Benzodiazepinlerle, imipramin kombinasyonu da yapılabilir. İlk 4 hafta benzodiazepinlerle, imipramin kombinasyonu yapılıp sonra benzodiazepinler yavaş yavaş kesilebilir. Ya da eğer hastanın imipramine karşı toleransı zayıfsa, bu durumda imipramin kesilip yalnızca benzodiazepinlerle tedaviye devam edilir.
MAOI’lerinden fenelzin; panik bozuklukta, genellikle depresif hastalarda kullanıldığı dozdan daha yüksek dozda kullanılır. Ancak fenelzinin imipramin ve benzodiazepin tedavisine cevap vermeyen hastalarda kullanılması önerilmektedir. Reversibl MAOI’lerinden maklobemidin etkinliğinin ne olduğu ise henüz bilinmemektedir.
Panik ataklarının uzun süreli tedavisinde, imipramin kullanılması uygundur. Ancak yalnızca ilaç tedavisinin uzun süreli bir remisyon için yeterli olmayacağını söylemek gerekir. Bu konuda Beck’in kognitif tedavi yöntemlerinin uygulanması, davranışsal tedavinin yapılması ek yararlar sağlar.

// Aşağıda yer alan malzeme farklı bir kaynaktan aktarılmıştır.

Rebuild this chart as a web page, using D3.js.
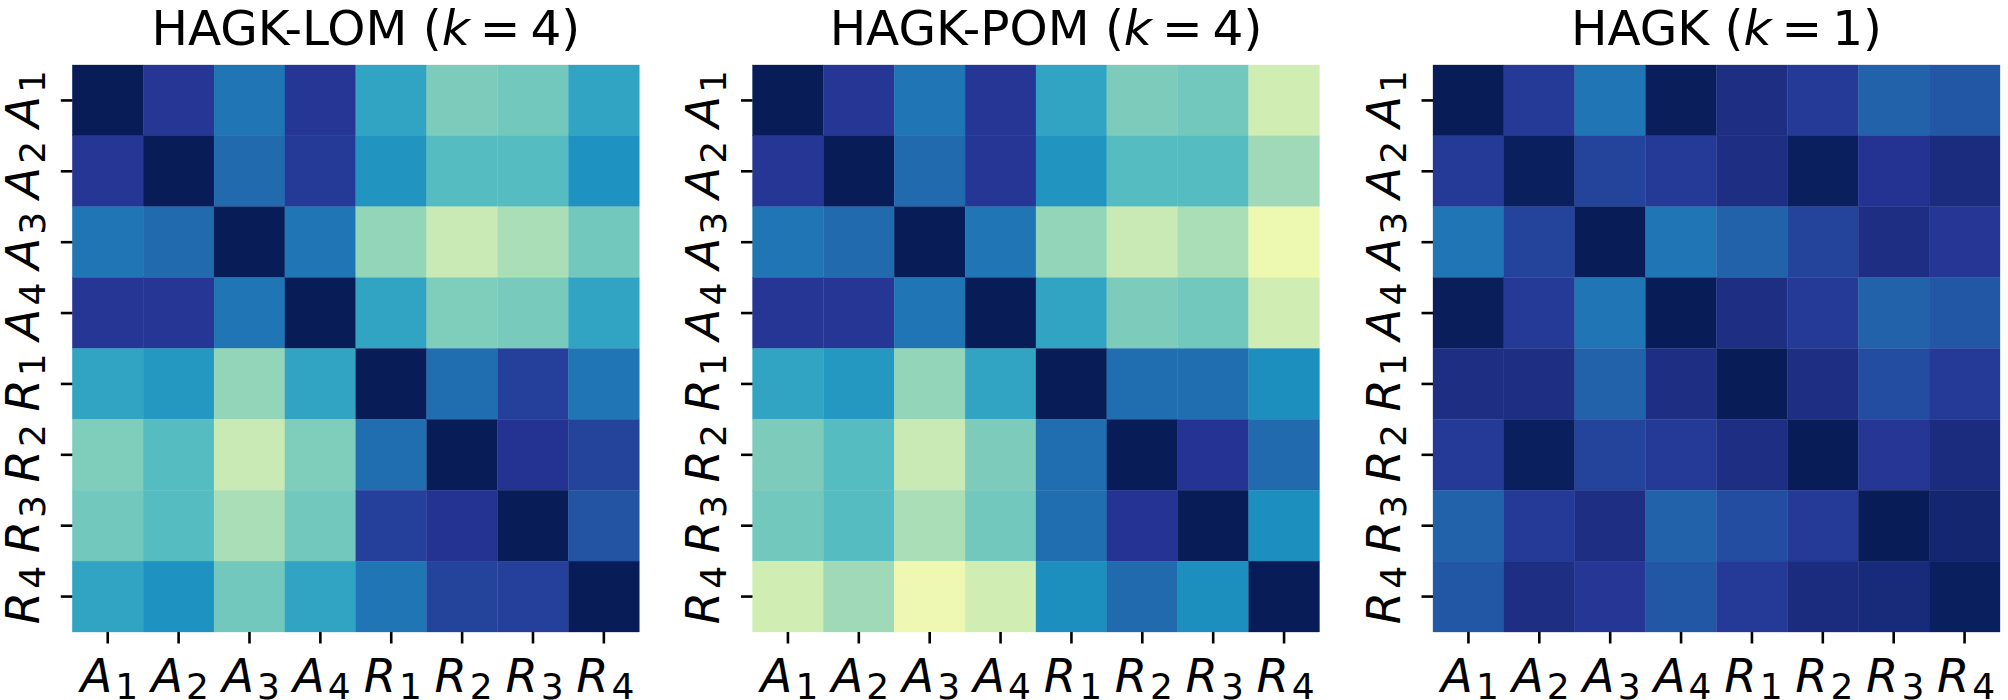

O halde uzun süreli tedavide psikolojik tedavilerle birlikte imipramin ya da alprazolam kullanılması önerilir. Bu iki ilaç içinden öncelikli olarak seçilecek olan da şüphesiz imipramindir. Alprazolam imipramine cevap vermeyen grupta denenecek alternatif bir ilaç olarak gündemde kalmalıdır.